4. ``Community Opportunity Pilot Project Act of 1992''
    The legislation would:
    Create broad authority to waive program rules that govern 
            the use of Federal funds to allow break-the-mold approaches 
            to creating opportunity and promoting self-sufficiency;
    Provide authority to approve projects in five communities 
            that would be selected after a nationwide competition;
    Allow proposals to come from States, local governments, and 
            nonprofit organizations; and
    Evaluate the projects to determine their effect and the 
            applicability of the projects' findings.
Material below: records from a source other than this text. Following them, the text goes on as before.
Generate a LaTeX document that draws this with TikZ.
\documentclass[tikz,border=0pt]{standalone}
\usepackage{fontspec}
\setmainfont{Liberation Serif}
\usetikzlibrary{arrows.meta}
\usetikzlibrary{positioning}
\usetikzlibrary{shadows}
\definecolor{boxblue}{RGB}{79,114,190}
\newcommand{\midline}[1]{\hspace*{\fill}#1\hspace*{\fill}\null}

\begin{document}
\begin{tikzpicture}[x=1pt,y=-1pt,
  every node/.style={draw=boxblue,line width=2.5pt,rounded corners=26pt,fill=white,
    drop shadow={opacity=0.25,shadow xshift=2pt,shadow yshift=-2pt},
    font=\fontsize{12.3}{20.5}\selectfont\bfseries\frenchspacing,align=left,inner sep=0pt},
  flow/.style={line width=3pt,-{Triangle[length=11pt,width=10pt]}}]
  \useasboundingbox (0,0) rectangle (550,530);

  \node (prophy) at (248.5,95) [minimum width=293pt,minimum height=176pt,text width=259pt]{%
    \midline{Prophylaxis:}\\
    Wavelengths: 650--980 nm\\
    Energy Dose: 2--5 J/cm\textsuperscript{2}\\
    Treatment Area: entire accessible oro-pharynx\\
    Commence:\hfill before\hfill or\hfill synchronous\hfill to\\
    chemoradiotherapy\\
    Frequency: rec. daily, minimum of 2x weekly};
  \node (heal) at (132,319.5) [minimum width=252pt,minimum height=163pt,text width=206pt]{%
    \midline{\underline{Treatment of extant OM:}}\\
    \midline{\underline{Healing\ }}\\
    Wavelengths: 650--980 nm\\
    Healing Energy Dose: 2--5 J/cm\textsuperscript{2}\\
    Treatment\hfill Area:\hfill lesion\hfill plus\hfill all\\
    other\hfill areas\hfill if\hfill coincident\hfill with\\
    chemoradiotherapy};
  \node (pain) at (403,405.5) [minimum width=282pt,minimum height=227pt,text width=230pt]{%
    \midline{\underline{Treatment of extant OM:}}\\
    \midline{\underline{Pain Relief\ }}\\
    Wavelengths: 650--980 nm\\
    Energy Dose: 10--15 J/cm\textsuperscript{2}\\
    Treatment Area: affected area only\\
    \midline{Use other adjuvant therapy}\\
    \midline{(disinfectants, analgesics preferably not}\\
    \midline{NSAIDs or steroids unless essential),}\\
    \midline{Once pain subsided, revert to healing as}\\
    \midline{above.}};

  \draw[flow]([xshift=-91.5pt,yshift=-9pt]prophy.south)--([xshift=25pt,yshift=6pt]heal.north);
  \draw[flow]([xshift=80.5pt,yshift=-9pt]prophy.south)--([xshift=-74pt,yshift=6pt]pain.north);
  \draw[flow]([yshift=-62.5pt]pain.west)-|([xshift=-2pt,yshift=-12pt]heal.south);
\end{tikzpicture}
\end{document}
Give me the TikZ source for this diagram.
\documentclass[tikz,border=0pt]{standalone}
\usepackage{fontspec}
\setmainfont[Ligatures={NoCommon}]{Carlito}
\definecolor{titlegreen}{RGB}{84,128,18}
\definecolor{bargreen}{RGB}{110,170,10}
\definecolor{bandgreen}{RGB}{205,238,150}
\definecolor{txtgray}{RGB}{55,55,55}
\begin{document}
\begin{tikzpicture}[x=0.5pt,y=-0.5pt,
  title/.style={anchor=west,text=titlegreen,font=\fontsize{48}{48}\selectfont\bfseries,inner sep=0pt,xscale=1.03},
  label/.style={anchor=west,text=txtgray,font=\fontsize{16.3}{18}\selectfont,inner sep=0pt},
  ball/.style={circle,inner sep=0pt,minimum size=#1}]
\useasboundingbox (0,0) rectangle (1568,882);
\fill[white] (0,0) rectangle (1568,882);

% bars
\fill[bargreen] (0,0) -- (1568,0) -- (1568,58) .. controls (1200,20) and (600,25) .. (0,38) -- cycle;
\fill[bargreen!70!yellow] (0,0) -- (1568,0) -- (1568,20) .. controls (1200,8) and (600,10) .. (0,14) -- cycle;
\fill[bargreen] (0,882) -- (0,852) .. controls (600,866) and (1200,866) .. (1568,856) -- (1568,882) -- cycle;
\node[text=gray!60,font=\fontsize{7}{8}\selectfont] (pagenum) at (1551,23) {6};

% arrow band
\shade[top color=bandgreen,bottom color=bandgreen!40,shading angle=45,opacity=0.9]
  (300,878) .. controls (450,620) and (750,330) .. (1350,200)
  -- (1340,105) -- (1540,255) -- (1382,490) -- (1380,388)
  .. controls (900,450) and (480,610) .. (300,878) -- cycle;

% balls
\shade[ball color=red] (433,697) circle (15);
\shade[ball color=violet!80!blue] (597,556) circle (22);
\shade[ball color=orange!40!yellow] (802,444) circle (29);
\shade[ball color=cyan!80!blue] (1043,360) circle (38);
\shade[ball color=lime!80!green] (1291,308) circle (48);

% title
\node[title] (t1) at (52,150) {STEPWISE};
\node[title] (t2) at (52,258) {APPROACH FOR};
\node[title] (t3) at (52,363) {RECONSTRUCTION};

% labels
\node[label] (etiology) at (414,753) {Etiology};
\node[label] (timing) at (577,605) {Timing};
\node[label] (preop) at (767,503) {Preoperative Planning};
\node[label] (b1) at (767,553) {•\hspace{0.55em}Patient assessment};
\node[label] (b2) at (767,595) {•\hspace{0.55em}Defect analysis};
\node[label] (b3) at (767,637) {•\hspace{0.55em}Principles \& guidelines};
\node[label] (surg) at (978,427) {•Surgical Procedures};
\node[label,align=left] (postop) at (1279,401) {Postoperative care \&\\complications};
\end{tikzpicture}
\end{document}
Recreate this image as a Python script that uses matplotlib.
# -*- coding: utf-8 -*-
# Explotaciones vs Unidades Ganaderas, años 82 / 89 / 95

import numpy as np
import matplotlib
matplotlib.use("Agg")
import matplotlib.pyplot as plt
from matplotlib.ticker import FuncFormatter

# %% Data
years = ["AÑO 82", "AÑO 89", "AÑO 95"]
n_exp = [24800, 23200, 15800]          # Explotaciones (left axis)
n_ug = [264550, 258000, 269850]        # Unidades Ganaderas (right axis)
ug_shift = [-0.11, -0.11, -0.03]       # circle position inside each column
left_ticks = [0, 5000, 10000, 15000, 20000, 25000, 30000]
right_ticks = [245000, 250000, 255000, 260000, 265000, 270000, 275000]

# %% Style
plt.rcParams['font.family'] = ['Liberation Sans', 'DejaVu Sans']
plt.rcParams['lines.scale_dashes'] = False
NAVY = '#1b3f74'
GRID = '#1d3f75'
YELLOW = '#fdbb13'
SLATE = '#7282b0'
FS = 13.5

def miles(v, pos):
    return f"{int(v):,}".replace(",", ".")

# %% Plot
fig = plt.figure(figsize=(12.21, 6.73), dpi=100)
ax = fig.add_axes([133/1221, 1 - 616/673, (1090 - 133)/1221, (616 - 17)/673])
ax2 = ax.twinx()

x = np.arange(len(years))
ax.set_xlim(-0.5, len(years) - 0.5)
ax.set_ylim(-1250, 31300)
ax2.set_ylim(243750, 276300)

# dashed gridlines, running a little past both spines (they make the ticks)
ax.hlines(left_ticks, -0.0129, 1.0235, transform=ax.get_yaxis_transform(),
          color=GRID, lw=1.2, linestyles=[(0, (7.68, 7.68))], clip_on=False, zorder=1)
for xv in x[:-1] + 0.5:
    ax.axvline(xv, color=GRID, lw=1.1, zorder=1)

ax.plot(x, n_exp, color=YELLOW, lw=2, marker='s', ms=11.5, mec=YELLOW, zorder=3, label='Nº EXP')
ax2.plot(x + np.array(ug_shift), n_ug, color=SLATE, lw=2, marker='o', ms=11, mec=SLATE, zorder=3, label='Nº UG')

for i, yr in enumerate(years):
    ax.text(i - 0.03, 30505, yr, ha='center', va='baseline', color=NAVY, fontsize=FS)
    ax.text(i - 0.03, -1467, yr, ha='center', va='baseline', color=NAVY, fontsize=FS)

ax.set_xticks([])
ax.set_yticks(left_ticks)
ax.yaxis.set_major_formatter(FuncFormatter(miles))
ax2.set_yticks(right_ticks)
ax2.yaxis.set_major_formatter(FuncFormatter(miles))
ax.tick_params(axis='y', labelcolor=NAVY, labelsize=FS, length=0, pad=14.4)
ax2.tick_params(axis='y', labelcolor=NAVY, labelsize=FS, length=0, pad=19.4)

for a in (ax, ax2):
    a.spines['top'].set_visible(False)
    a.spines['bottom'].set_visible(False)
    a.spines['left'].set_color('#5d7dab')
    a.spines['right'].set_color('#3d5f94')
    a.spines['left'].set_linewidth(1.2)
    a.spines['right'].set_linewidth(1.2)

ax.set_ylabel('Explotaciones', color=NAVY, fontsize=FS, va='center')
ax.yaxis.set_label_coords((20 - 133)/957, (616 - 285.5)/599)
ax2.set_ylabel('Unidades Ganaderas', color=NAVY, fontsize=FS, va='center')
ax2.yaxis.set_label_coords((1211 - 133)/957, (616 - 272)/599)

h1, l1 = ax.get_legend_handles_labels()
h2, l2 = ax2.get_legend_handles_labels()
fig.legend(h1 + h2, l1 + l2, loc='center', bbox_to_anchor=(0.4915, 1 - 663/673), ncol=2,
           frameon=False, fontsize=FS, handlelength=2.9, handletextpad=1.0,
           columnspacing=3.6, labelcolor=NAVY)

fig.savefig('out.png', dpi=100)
        --For example, ideas that emerge from the effort to rebuild 
            south central Los Angeles and the Atlanta Project could be 
            implemented, even if they are not consistent with the rules 
            that currently govern Federal funds flowing to those areas.
        --A community could take Federal transportation, community 
            development, food stamp, job training, and drug abuse 
            treatment funds and devise a multiyear project for a group 
            of youth that would provide them with drug treatment, 
            transportation to jobs outside the community, and training 
            for jobs the project would create in the home community. 
            Compared to current law:
            The project and all its uses of several categorical funding 
            programs for different purposes could be approved; and
            All necessary waivers could be granted in a single action, 
            without application to multiple agencies.